Le rationnement se poursuit pour les Cominois

Les nuits restent agitées, surtout après minuit. Le canon nous empêche souvent de dormir. Toute l’action semble désormais se concentrer vers Ypres.
Il est interdit d’arracher les pommes de terre, interdit aussi d’en vendre. Les marchandises envoyées de Gand, déjà chargées sur les wagons, sont déchargées et ne peuvent plus nous parvenir. Beaucoup de choses deviennent rares.
À Hooge, les combats continuent. Un soldat allemand déserte, à bout de force. Il raconte ce qu’il vit. Il ne supporte plus les affrontements atroces pour les mêmes morceaux de terrain. À Hooge, Zandvoorde et Hill 60, les hommes marchent sur les cadavres. Parfois, ils tombent sur des corps en décomposition qui cèdent sous leur poids.

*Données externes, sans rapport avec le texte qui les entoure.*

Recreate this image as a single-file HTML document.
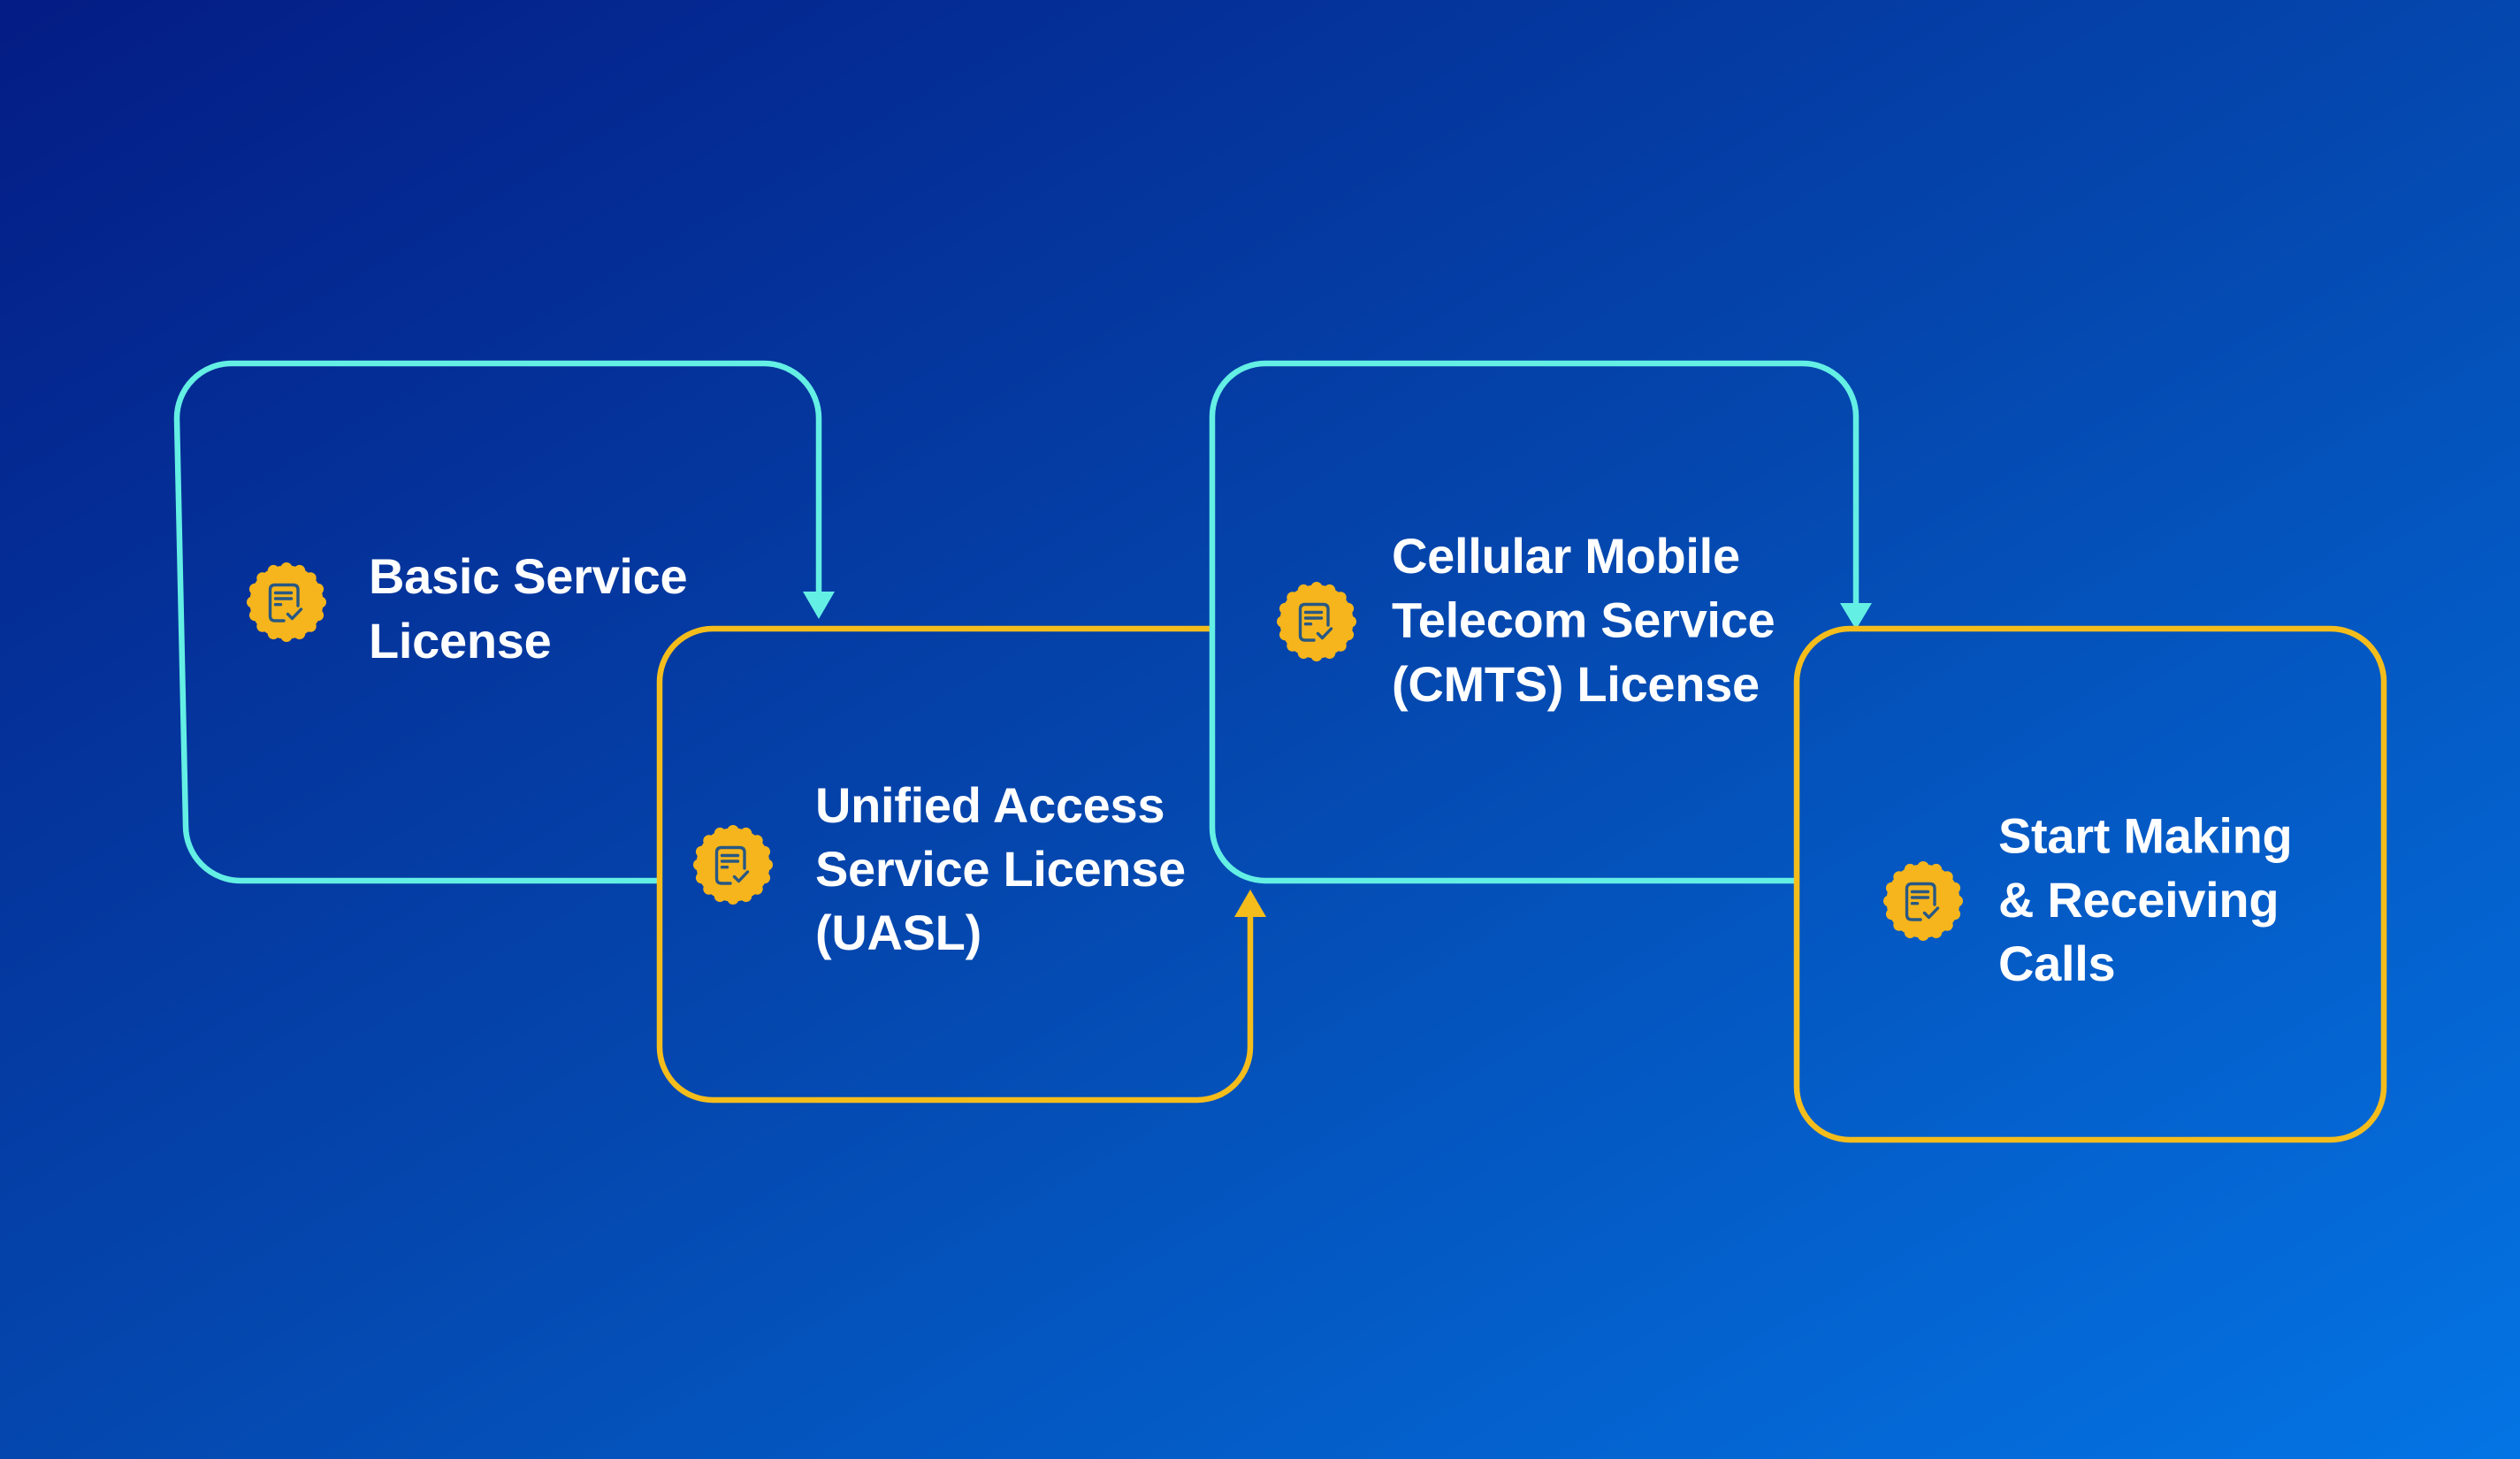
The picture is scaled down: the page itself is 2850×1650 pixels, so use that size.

Lui-même s’endort un jour, épuisé, sur le corps d’un camarade mort. En avril 1915, il voit encore des cadavres de soldats tombés en octobre 1914.

Il ne peut pas se résoudre à passer un nouvel hiver au front, souvent debout dans l’eau jusqu’à la poitrine. Il en a assez. Il est aussi rongé par la peur d’être abattu par ses propres officiers, qui n’hésitent pas à tirer dans le dos de ceux qui refusent d’avancer. Et puis, il y a cette odeur insupportable des corps en décomposition. Il ne veut plus voir ça. Même s’il doit pour cela ne jamais revoir son pays.